**Dataset extract:**
========================

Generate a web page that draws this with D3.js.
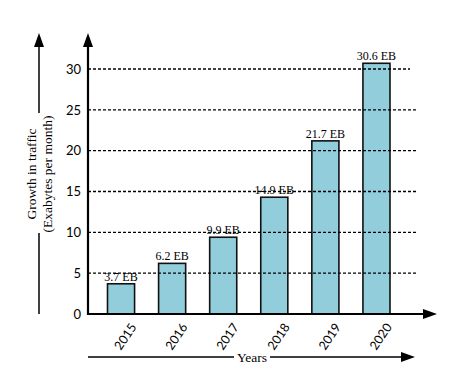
<!DOCTYPE html>
<html><head><meta charset="utf-8">
<script src="https://cdn.jsdelivr.net/npm/d3@7"></script>
<style>body{margin:0;background:#fff}svg{display:block}</style>
</head><body>
<svg id="c" width="474" height="390"></svg>
<script>
const years = ["2015","2016","2017","2018","2019","2020"];
const barValues = [3.7, 6.2, 9.4, 14.3, 21.2, 30.7];
const barLabels = ["3.7 EB","6.2 EB","9.9 EB","14.9 EB","21.7 EB","30.6 EB"];
const yTicks = [0,5,10,15,20,25,30];
const yTitle = ["Growth in traffic","(Exabytes per month)"];
const xTitle = "Years";

const svg = d3.select("#c");
const y = d3.scaleLinear().domain([0,30]).range([314,69]);
const x = d3.scaleBand().domain(years).range([95.5,402]).paddingInner(0.47).paddingOuter(0.235);

// bars
svg.selectAll("rect.bar").data(years).join("rect")
  .attr("x", d=>x(d)).attr("width", x.bandwidth())
  .attr("y", (d,i)=>y(barValues[i])).attr("height",(d,i)=>y(0)-y(barValues[i]))
  .attr("fill","#92CDDC").attr("stroke","#111").attr("stroke-width",1.6);

// gridlines
svg.selectAll("line.grid").data(yTicks.filter(v=>v>0)).join("line")
  .attr("x1",88).attr("x2",d=>d===30?410:417)
  .attr("y1",d=>y(d)).attr("y2",d=>y(d))
  .attr("stroke","#000").attr("stroke-width",1.4).attr("stroke-dasharray","3,2");

// y axis via d3 axis (labels only)
const yAxis = svg.append("g").attr("transform","translate(88,0)")
  .call(d3.axisLeft(y).tickValues(yTicks).tickSize(0).tickPadding(7));
yAxis.select(".domain").remove();
yAxis.selectAll("text").attr("font-family","Lato, 'Open Sans', sans-serif").attr("font-size",13).attr("fill","#000");

// x axis tick labels
const xAxis = svg.append("g").attr("transform","translate(0,314)")
  .call(d3.axisBottom(x).tickSize(0).tickPadding(0));
xAxis.select(".domain").remove();
xAxis.selectAll("text")
  .attr("font-family","Lato, 'Open Sans', sans-serif").attr("font-size",12.5).attr("fill","#000")
  .attr("text-anchor","end").attr("dy",0).attr("y",0).attr("x",0)
  .attr("transform","translate(16,13) rotate(-56)");

// arrowheads
const arrow = (px,py,dir)=>{
  const s=7, l=14;
  let pts;
  if(dir==="up") pts=[[px,py],[px-s/1.4,py+l],[px+s/1.4,py+l]];
  else pts=[[px,py],[px-l,py-s/1.4],[px-l,py+s/1.4]];
  svg.append("path").attr("d",d3.line()(pts)+"Z").attr("fill","#000");
};

// axes lines
svg.append("line").attr("x1",88).attr("x2",88).attr("y1",315).attr("y2",44).attr("stroke","#000").attr("stroke-width",2.2);
arrow(88,33,"up");
svg.append("line").attr("x1",87).attr("x2",426).attr("y1",314).attr("y2",314).attr("stroke","#000").attr("stroke-width",2.2);
arrow(437,314,"right");

// bar labels
svg.selectAll("text.lbl").data(years).join("text")
  .attr("x",d=>x(d)+x.bandwidth()/2).attr("y",(d,i)=>y(barValues[i])-3)
  .attr("text-anchor","middle").attr("font-family","'Liberation Serif', serif").attr("font-size",12)
  .attr("fill","#000").text((d,i)=>barLabels[i]);

// y title with arrow
const ty = svg.append("text").attr("transform","translate(0,174) rotate(-90)")
  .attr("text-anchor","middle").attr("font-family","'Liberation Serif', serif").attr("font-size",13.5).attr("fill","#000");
ty.append("tspan").attr("x",0).attr("y",36).text(yTitle[0]);
ty.append("tspan").attr("x",0).attr("y",52).text(yTitle[1]);
svg.append("line").attr("x1",39).attr("x2",39).attr("y1",314).attr("y2",233).attr("stroke","#000").attr("stroke-width",1.5);
svg.append("line").attr("x1",39).attr("x2",39).attr("y1",113).attr("y2",44).attr("stroke","#000").attr("stroke-width",1.5);
arrow(39,33,"up");

// x title with arrow
svg.append("line").attr("x1",88).attr("x2",234).attr("y1",357).attr("y2",357).attr("stroke","#000").attr("stroke-width",1.5);
svg.append("line").attr("x1",270).attr("x2",405).attr("y1",357).attr("y2",357).attr("stroke","#000").attr("stroke-width",1.5);
arrow(415,357,"right");
svg.append("text").attr("x",252).attr("y",362).attr("text-anchor","middle")
  .attr("font-family","'Liberation Serif', serif").attr("font-size",13.5).attr("fill","#000").text(xTitle);
</script>
</body></html>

========================

**Problem to solve:** Reproduce each line of the material containing the word "with".

**Correct response:**
Generate a web page that draws this with D3.js.
// y title with arrow
// x title with arrow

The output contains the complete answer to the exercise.